The origins of Memorial Day are often attributed to General John Logan. It is true that, in 1868, he gave impetus to an official “Decoration Day” as it was first called, a time for remembering the Civil War dead and decorating their graves. But Logan never really understood the meaning of the day. Until his own death, he remained a radical reconstructionist whose fierce anger toward the South never abated.
Nearer the truth is this: In 1867, the ladies of Columbus, MI, placed flowers on the graves of all the fallen soldiers in their town — Union dead no less than their own Confederates. In the aftermath of that terrible war, it was a most humane and far-reaching act. And so a northern poet, Francis Miles Finch, celebrated this simple act of charity and reconciliation in the South with words that were memorized in classrooms North and South for years. For he spoke of, “banishing our anger forever, when we laurel the graves of the dead, blue and gray alike.”
I wonder, in these days of bitter partisan division, what FOX News might have said about those women? The lead story would no doubt be a condemnation of weak southern women who compromised their principles; who dared to reach out to the other side.
Such a simple thing: placing flowers on graves. And yet, in the years after that caring and compassionate act, two former antagonists — Lamar of Alabama and Sumner of Massachusetts — insisted that Memorial Day had been a powerful influence toward the reconciliation of North and South. It has been suggested that these women discovered a very different sort of power. With their homeland shattered, their hearts filled with grief, their future uncertain, they must have felt powerless to do anything to make a difference.
What do you do when it seems you can’t do anything? Well, they cared still, and discovered that their caring was a form of power.
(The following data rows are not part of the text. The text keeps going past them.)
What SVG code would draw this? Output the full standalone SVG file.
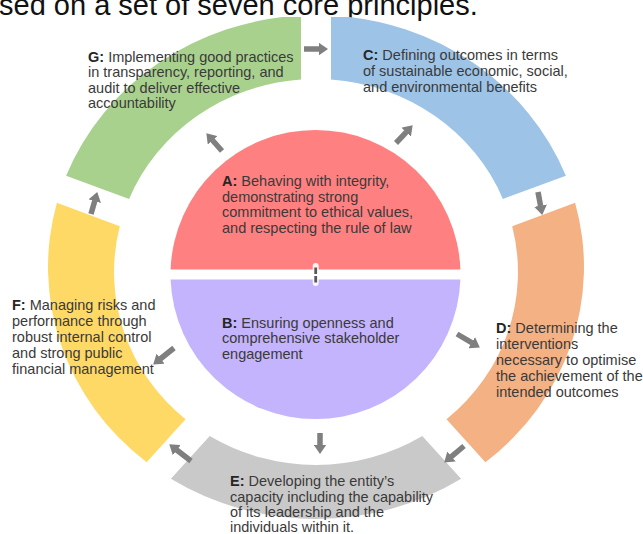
<svg xmlns="http://www.w3.org/2000/svg" width="643" height="534" viewBox="0 0 643 534">
<defs>
<style>
.t{font-family:"Liberation Sans",Arial,Helvetica,sans-serif;font-size:14.5px;fill:#3a3a3a}
.t .k{font-weight:bold;fill:#262626}
.title{font-family:"Liberation Sans",Arial,Helvetica,sans-serif;font-size:29px;fill:#111111}
.arr{stroke:#7f7f7f;stroke-width:5.5;fill:none;marker-end:url(#ah)}
</style>
<marker id="ah" markerUnits="userSpaceOnUse" viewBox="0 0 10 13" markerWidth="10" markerHeight="13" refX="0.5" refY="6.5" orient="auto">
<path d="M0,0 L9.5,6.5 L0,13 Z" fill="#7f7f7f"/>
</marker>
<clipPath id="topclip"><rect x="0" y="17" width="643" height="517"/></clipPath>
</defs>
<rect x="0" y="0" width="643" height="534" fill="#ffffff"/>
<text class="title" x="-1" y="15">sed on a set of seven core principles.</text>

<g clip-path="url(#topclip)">
<g id="node-C">
<path d="M331.0,15.4 A268,252 0 0 1 565.9,175.8 L502.9,198.9 A202,193 0 0 0 331.0,79.5 Z" fill="#9DC3E6"/>
<text class="t"><tspan x="363" y="59.5"><tspan class="k">C:</tspan> Defining outcomes in terms</tspan><tspan x="363" y="75.5">of sustainable economic, social,</tspan><tspan x="363" y="91.5">and environmental benefits</tspan></text>
</g>
<g id="node-G">
<path d="M66.1,175.8 A268,252 0 0 1 301.0,15.4 L301.0,79.5 A202,193 0 0 0 129.1,198.9 Z" fill="#A9D18E"/>
<text class="t"><tspan x="88" y="61.5"><tspan class="k">G:</tspan> Implementing good practices</tspan><tspan x="88" y="77">in transparency, reporting, and</tspan><tspan x="88" y="92.5">audit to deliver effective</tspan><tspan x="88" y="108">accountability</tspan></text>
</g>
</g>

<g id="node-D">
<path d="M575.1,202.7 A268,252 0 0 1 485.4,462.3 L446.5,419.3 A202,193 0 0 0 512.2,226.2 Z" fill="#F4B183"/>
<text class="t"><tspan x="496" y="332.5"><tspan class="k">D:</tspan> Determining the</tspan><tspan x="496" y="348.5">interventions</tspan><tspan x="496" y="364.5">necessary to optimise</tspan><tspan x="496" y="380.5">the achievement of the</tspan><tspan x="496" y="396.5">intended outcomes</tspan></text>
</g>

<g id="node-E">
<path d="M461.1,478.8 A268,252 0 0 1 170.9,478.8 L209.7,436.1 A202,193 0 0 0 422.3,436.1 Z" fill="#C9C9C9"/>
<text class="t"><tspan x="230" y="486"><tspan class="k">E:</tspan> Developing the entity’s</tspan><tspan x="230" y="502">capacity including the capability</tspan><tspan x="230" y="517">of its leadership and the</tspan><tspan x="230" y="532">individuals within it.</tspan></text>
</g>

<g id="node-F">
<path d="M146.6,462.3 A268,252 0 0 1 56.9,202.7 L119.8,226.2 A202,193 0 0 0 185.5,419.3 Z" fill="#FFD966"/>
<text class="t"><tspan x="12" y="309.5"><tspan class="k">F:</tspan> Managing risks and</tspan><tspan x="12" y="325.5">performance through</tspan><tspan x="12" y="341.5">robust internal control</tspan><tspan x="12" y="357.5">and strong public</tspan><tspan x="12" y="373.5">financial management</tspan></text>
</g>

<g id="node-A">
<path d="M170.6,269.5 A145,145 0 0 1 460.4,269.5 Z" fill="#FF8080"/>
<text class="t"><tspan x="222" y="186"><tspan class="k">A:</tspan> Behaving with integrity,</tspan><tspan x="222" y="201.5">demonstrating strong</tspan><tspan x="222" y="217">commitment to ethical values,</tspan><tspan x="222" y="232.5">and respecting the rule of law</tspan></text>
</g>

<g id="node-B">
<path d="M170.6,279.5 A145,145 0 0 0 460.4,279.5 Z" fill="#C4B3FD"/>
<text class="t"><tspan x="222" y="327.5"><tspan class="k">B:</tspan> Ensuring openness and</tspan><tspan x="222" y="343">comprehensive stakeholder</tspan><tspan x="222" y="358.5">engagement</tspan></text>
</g>

<g id="connectors">
<line class="arr" x1="304" y1="49" x2="319" y2="49"/>
<line class="arr" x1="222" y1="151" x2="212.3" y2="140"/>
<line class="arr" x1="396" y1="143" x2="406.5" y2="131.8"/>
<line class="arr" x1="538" y1="192" x2="540.6" y2="206.1"/>
<line class="arr" x1="91" y1="214" x2="94.8" y2="200.7"/>
<line class="arr" x1="174" y1="348" x2="160.2" y2="359"/>
<line class="arr" x1="457" y1="334" x2="472.1" y2="342.9"/>
<line class="arr" x1="320" y1="433" x2="320" y2="445"/>
<line class="arr" x1="464" y1="446" x2="451.1" y2="456.8"/>
<line class="arr" x1="191" y1="461" x2="176.4" y2="449.8"/>
<line x1="315.7" y1="266" x2="315.7" y2="283" stroke="#ffffff" stroke-width="6" stroke-linecap="round" opacity="0.9"/>
<line x1="315.7" y1="267.5" x2="315.7" y2="282.5" stroke="#595959" stroke-width="2.8" stroke-dasharray="6.5 2"/>
</g>
</svg>
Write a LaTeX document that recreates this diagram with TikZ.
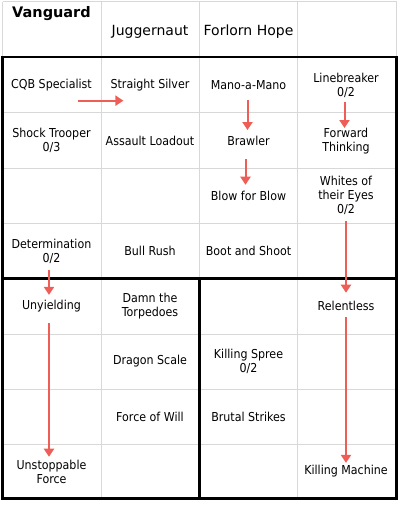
\documentclass[tikz,border=0pt]{standalone}
\usepackage{fontspec}
\setmainfont{DejaVu Sans}
\newfontfamily\cellfont{DejaVu Sans}[FakeStretch=0.9]
\usetikzlibrary{arrows.meta}
\usepackage{xcolor}
\definecolor{gridgray}{RGB}{216,216,216}
\definecolor{arrowred}{RGB}{238,94,86}

\begin{document}
\begin{tikzpicture}[x=1pt, y=-1pt]
        % ================= styles =================
        \tikzset{
            % talent cell text
            talent/.style={font=\cellfont\fontsize{12.3}{14}\selectfont, align=center, inner sep=2pt},
            % tree names in the header
            treename/.style={font=\fontsize{14}{17}\selectfont, anchor=base},
            % class name (top left)
            classname/.style={font=\fontsize{14.5}{17}\selectfont\bfseries, anchor=base west, inner sep=0pt},
            % thin grey grid
            gridline/.style={gridgray, line width=1pt},
            % thick black frame
            framel/.style={black, line width=2.5pt},
            % red arrows between talents
            flow/.style={arrowred, line width=2pt, -{Triangle[length=8pt, width=10pt]}}
        }
        \useasboundingbox (0,0) rectangle (400,505);

        % ================= grid =================
        \foreach \y in {2,57,113,168,223,334,389,444}
            \draw[gridline] (2.5,\y) -- (396.5,\y);
        \foreach \x in {2.5,101.5,199.5,297.5,396.5}
            \draw[gridline] (\x,2) -- (\x,498.5);

        % thick borders
        \draw[framel] (2.5,57) rectangle (396.5,498.5);
        \draw[framel] (2.5,278.5) -- (396.5,278.5);
        \draw[framel] (199.5,278.5) -- (199.5,498.5);

        % ================= header =================
        \node[classname] (vanguard) at (12,18) {Vanguard};
        \node[treename] (jugg) at (150,35.5) {Juggernaut};
        \node[treename] (forlorn) at (248.5,35.5) {Forlorn Hope};

        % ================= talents =================
        % row 1
        \node[talent] (cqb) at (51.5,85) {CQB Specialist};
        \node[talent] (silver) at (150,85) {Straight Silver};
        \node[talent] (mano) at (248.5,85) {Mano-a-Mano};
        \node[talent] (linebreaker) at (346,85.5) {Linebreaker\\0/2};
        % row 2
        \node[talent] (shock) at (51.5,140.5) {Shock Trooper\\0/3};
        \node[talent] (loadout) at (150,140.5) {Assault Loadout};
        \node[talent] (brawler) at (248.5,140.5) {Brawler};
        \node[talent] (forward) at (346,140.7) {Forward\\Thinking};
        % row 3
        \node[talent] (blow) at (248.5,195.5) {Blow for Blow};
        \node[talent] (whites) at (346,195.5) {Whites of\\their Eyes\\0/2};
        % row 4
        \node[talent] (determination) at (51.5,251) {Determination\\0/2};
        \node[talent] (bullrush) at (150,251) {Bull Rush};
        \node[talent] (boot) at (248.5,251) {Boot and Shoot};
        % row 5
        \node[talent] (unyielding) at (51.5,306) {Unyielding};
        \node[talent] (torpedoes) at (150,306) {Damn the\\Torpedoes};
        \node[talent] (relentless) at (346,306) {Relentless};
        % row 6
        \node[talent] (dragon) at (150,361) {Dragon Scale};
        \node[talent] (spree) at (248.5,361) {Killing Spree\\0/2};
        % row 7
        \node[talent] (will) at (150,416.5) {Force of Will};
        \node[talent] (brutal) at (248.5,416.5) {Brutal Strikes};
        % row 8
        \node[talent] (unstoppable) at (51.5,472) {Unstoppable\\Force};
        \node[talent] (machine) at (346,471.5) {Killing Machine};

        % ================= arrows =================
        \draw[flow] ([xshift=-16pt,yshift=-7.5pt]cqb.south east) -- ([xshift=15pt,yshift=-7.5pt]silver.south west);
        \draw[flow] ([xshift=-1pt,yshift=-8.5pt]mano.south) -- ([xshift=-1pt,yshift=3.5pt]brawler.north);
        \draw[flow] ([xshift=-3pt,yshift=-11.5pt]brawler.south) -- ([xshift=-3pt,yshift=3.8pt]blow.north);
        \draw[flow] ([xshift=-1.5pt,yshift=-2pt]linebreaker.south) -- ([xshift=-1.5pt,yshift=-2.5pt]forward.north);
        \draw[flow] ([yshift=-4pt]whites.south) -- ([yshift=6.3pt]relentless.north);
        \draw[flow] ([yshift=-4.3pt]relentless.south) -- ([yshift=0.5pt]machine.north);
        \draw[flow] ([xshift=-2.5pt,yshift=-4.5pt]determination.south) -- ([xshift=-2.5pt,yshift=3pt]unyielding.north);
        \draw[flow] ([xshift=-2.5pt,yshift=-9pt]unyielding.south) -- ([xshift=-2.5pt,yshift=1.3pt]unstoppable.north);

    \end{tikzpicture}
\end{document}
In a recent column in this newspaper, the columnist spoke of his despair over the defeat of the bill requiring background checks for gun purchases. An overwhelming number of Americans are in favor of such a bill, but a gutless and morally blind Congress backed away. Once again, extreme partisanship — and the opportunity to defeat something the President wants — trumps the common good. Why even bother anymore?
My mind goes back to those women who dared to care even as the world they had known was falling apart around them. And incredibly, as they carried flowers to the graves of their own sons and to the graves of the enemy who were also someone’s sons, they made a difference, actually began the work of reconciliation.
Like them, I do not want to give up or give in. After all, I come from a religious tradition that dares to assert that the crib and the cross — not the cannon and the shot — are still symbols for one of the most powerful influences ever brought to bear upon our human family.
I think of some words spoken near the end of the Civil War: “With malice toward none; with charity for all; with firmness in the right as God gives us to see the right, let us strive on … to do all which may achieve a just and lasting peace, among ourselves, and with all nations.”
After all the pain, all the suffering, all the bitterness of war, Abraham Lincoln chose to care still.
Today’s Tea Party and Congress may find such words weak and spineless. To me they sound like a call to bold action.
— Rev. Gene Nelson is the pastor of the Community Church of Sebastopol.